Whether you can pay your original creditor depends on if your debt was assigned or sold — and that difference affects your options more than you might think.

Paying your original creditor directly is possible when the creditor still owns the debt, but not when the debt has been sold to a third-party buyer. The key distinction is whether the collection agency is working on the creditor’s behalf (an assignment) or purchased the account outright (a sale). Once a debt is sold, the original creditor no longer has the legal right to accept your payment, and only the new owner can collect or settle the balance.

How to Tell Whether Your Debt Was Assigned or Sold

The first step is figuring out who actually owns your debt. In an assignment, the original creditor retains ownership and hires a collection agency to recover the balance on commission. In a sale, a specialized debt buyer purchases the account — often for a fraction of the original amount — and becomes the new legal owner. An FTC study found that debt buyers pay an average of about four cents on the dollar, with older debts selling for even less.

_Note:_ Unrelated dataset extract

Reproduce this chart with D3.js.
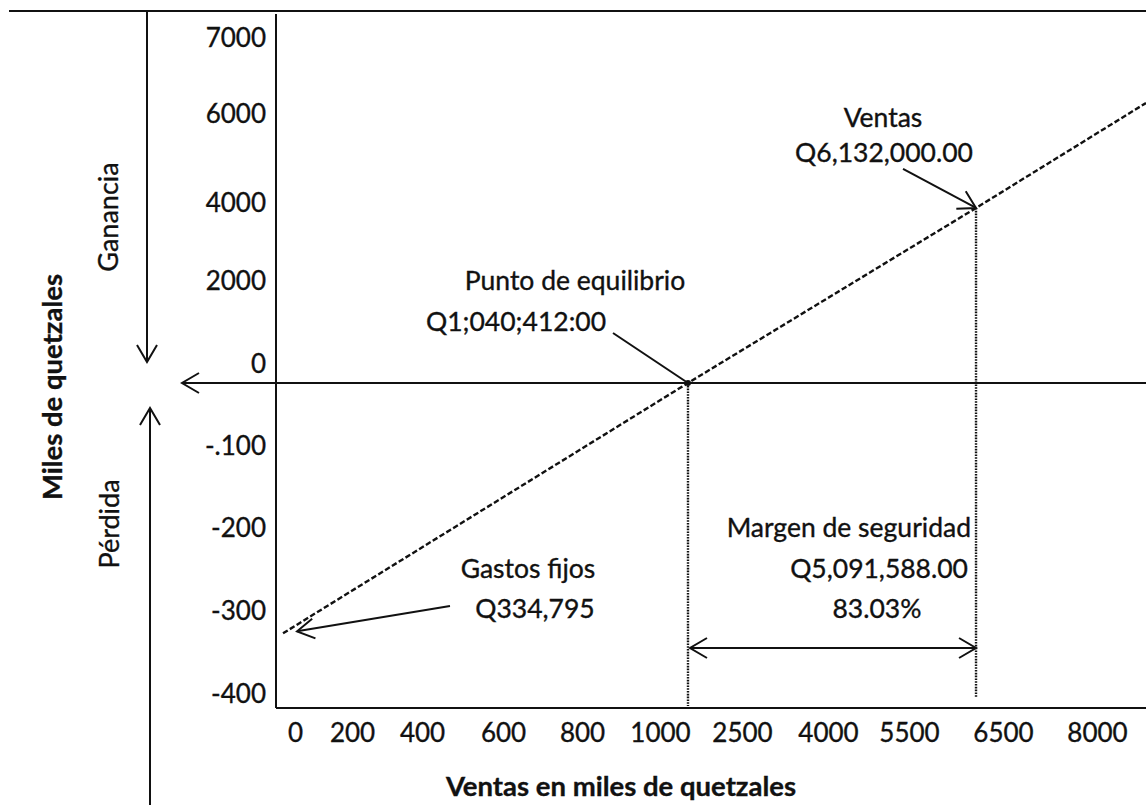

1Federal Trade Commission. The First of Its Kind, FTC Study Shines a Light on the Debt Buying Industry

There are three practical ways to determine ownership:

  • Check your credit report: If the original account shows a zero balance and a status like “transferred” or “sold to,” the creditor likely no longer owns it. A new tradeline from the debt buyer usually appears separately.
  • Review the validation notice: Under federal law, a debt collector must send you a written notice within five days of first contacting you. That notice must include the amount owed, the name of the current creditor, and a statement that you can dispute the debt within 30 days. If you dispute in writing during that window, the collector must stop all collection activity until it sends you verification.
  • 2United States Code. 15 USC 1692g – Validation of Debts
  • Call the original creditor: Contact the billing department and ask directly whether the account was sold or whether the collection agency is working on commission. If the account was sold, their system will typically show it as closed.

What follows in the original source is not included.